Investigators reported, “Our data show that 8-weeks treatment with THC-rich cannabis, but not placebo, was associated with a significant decrease of 100 points in CDAI (Crohn’s Disease and activity index) scores.” (The CDIA is a research tool used to quantify the symptoms of Crohn’s disease patients.) Five of the eleven patients in the study group also reported achieving disease remission (defined as a reduction in patient CDAI score by more than 150 points).
Researchers also reported that “no significant side effects” were associated with cannabis inhalation. Subjects in the study group reported improvements in appetite and sleep compared to those in the placebo group. Cannabis inhalation was also associated with “significantly less pain” among the participants.
The study is the first placebo-controlled clinical trial to assess the consumption of cannabis for the treatment of Crohn’s.
Israeli researchers had previously published observational trial data reporting that Crohn’s patients require fewer disease-related surgeries following their use of cannabis.
According to survey data published in 2011 in the European Journal of Gastroenterology and Hepatology, some one-half of Crohn’s disease patients acknowledge having used cannabis to mitigate their disease symptoms.

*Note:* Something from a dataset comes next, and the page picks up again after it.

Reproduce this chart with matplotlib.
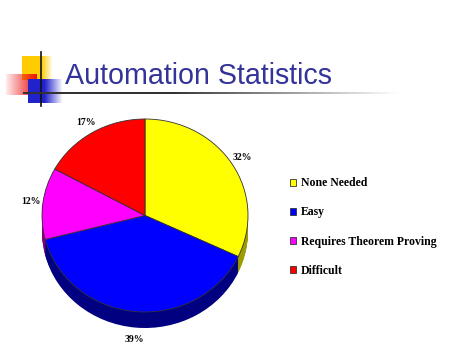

From the International Association for Cannabinoid Medicines
IACM-Bulletin of 8 April 2012
World: Increasing numbers of patients use cannabis for medicinal purposes
An increasing number of patients in the world are using cannabis for therapeutic reasons, with available data from countries, which have installed programs for their citizens. Good data are available for Israel, Canada, the Netherlands and many states of the US with medicinal cannabis laws and registries. In several more countries only a few patients are allowed to use cannabis for medicinal purposes, including Germany, Norway, Finland and Italy. In many other countries such as Spain and some states of the US without a registry such as California the number of medicinal users is estimated to be high, but no detailed data are available.
The numbers in California with hundreds of cannabis dispensaries and clinics that issue medical cannabis recommendations are unclear, since the state does not require residents to register as patients (see below**)
Most of the 16 states that allow the medicinal use of cannabis require a registration. Recently the press agency Associated Press published data on registered patients in different states of the USA based on state agencies responsible for maintaining patient registries:
State: Number of registered patients (per 1,000 of the whole population) –
Colorado: 82,089 (16.3)
Oregon: 57,386 (15.0)
Montana: 14,364 (14.5)
Michigan: 131,483 (13.3)
Hawaii: 11,695 (8.6)
Rhode Island: 4,466 (4.2)
Arizona: 22,037 (3.5)
New Mexico: 4,310 (2.1)
Maine: 2,708 (2.0)
Nevada: 3,388 (1.3)
Vermont: 505 (0.8)
Alaska: 538 (0.8)
Patient registration is mandatory in Delaware, New Jersey and the District of Columbia (Washington D.C.), but their registries are not yet up and running. Washington State has neither voluntary nor mandatory registration.
Data from Israel show that in August 2011 6,000 patients got medicinal cannabis (0.8 patients in 1,000). It is estimated that the number increases to 40,000 in 2016 (5.2 patients in 1,000 citizens).
In Canada 12,116 patients were allowed to use cannabis on 30 September 2011 (0.35 patients in 1,000 citizens).
Numbers of patients using cannabis from the pharmacies in the Netherlands were estimated to be 1,300 in 2010 (0.08 patients in 1,000 citizens). However, many patients in the Netherlands use cannabis from the coffee shops or grow their own.
In Germany about 60 patients are currently allowed to use cannabis for medicinal purposes.
(Sources: Associated Press of 24 March 2012, website of the Israeli Prime Minister of 7 August 2011, UPI of 31 October 2011, Pharmaceutisch Weekblad No. 20, 2011)
**[Editor's note: CA NORML published a white paper last May estimating that California has 750,000 - 1,125,000 citizens who possess a physician's recommendation to use cannabis medicinally.]